Present statistics reveal 758 ‘homes’ all over the world, of which 244 are in India and 514 are overseas. They have a presence in 134 countries. The total strength of their nuns is 4,912. The number of men (Brothers of the Order) is 367 who work in India and 20 other countries besides. Quite clearly, the presence of the Order globally has not diminished. The apprehensions I voiced to Mother Teresa in her lifetime continue to be laid to rest.

There were so many things that Mother Teresa would say or explain to me in her simple unaffected way during my association with her, that have become more meaningful to me as time goes by. My relationship with her grew into trust and confidence in the way that a guru-shishya relationship develops, often deepening with increased understanding.

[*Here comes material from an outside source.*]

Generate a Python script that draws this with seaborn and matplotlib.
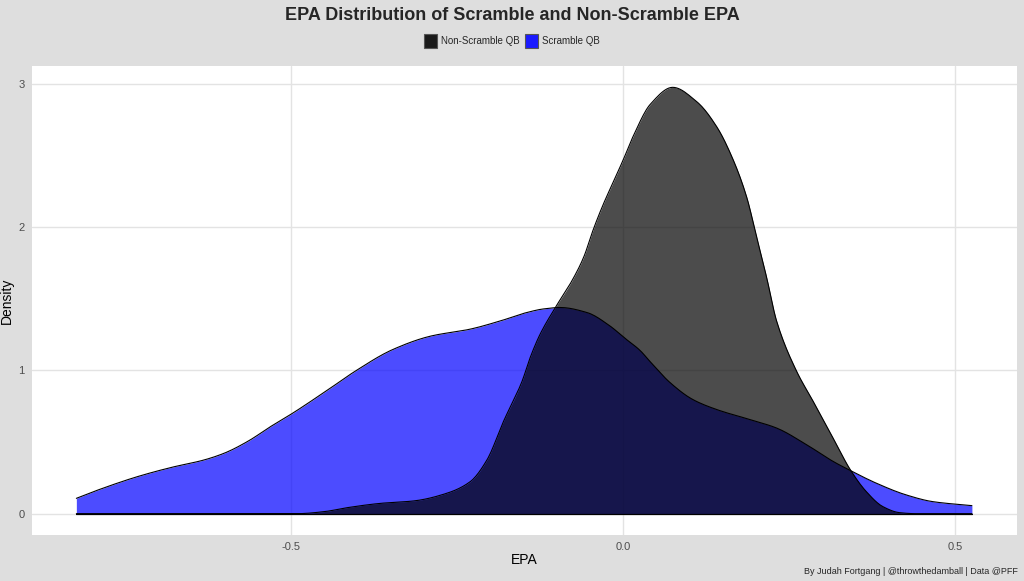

In the beginning when Mother Teresa spoke to me, or spoke in public, it seemed to me that she spoke everyday truths, and they seemed much too simple. My mind accepted them largely because of the respect in which I held her — a respect intensified because there was no difference between her words and her deeds, between her precepts and her practice and the fact that she could understand the poor because she was poor herself. But over the years, the deeper meaning of her words in their spiritual sense gradually began to be applied by me in my day-to-day life, and began to affect my inner being.

Soon after 1992, when my biography on Mother Teresa was published, I visualised using the book royalty that I was beginning to receive for social causes. I felt instinctively that a book that was selling in her name should not enable me to keep all the income to myself. I posed my dilemma directly to her. She suggested that I must at the very least keep aside some amount for my daughter’s education. She herself had encouraged my elder daughter to study overseas, and indeed herself provided a reference to a university in the U.K. The rest I could devote to charity if I wished to. That crystallised in my mind into establishing an NGO that could work with the marginalised, the disabled and especially the leprosyaffected, who had a special place in Mother Teresa’s scheme of things. One day, even as such an institution was but a thought in my mind, I had asked her with what numbers I should begin. She said simply, “Don’t get lost in numbers. Begin humbly. Begin with one or two. Even if the ocean is less by one drop, it is still worth being.”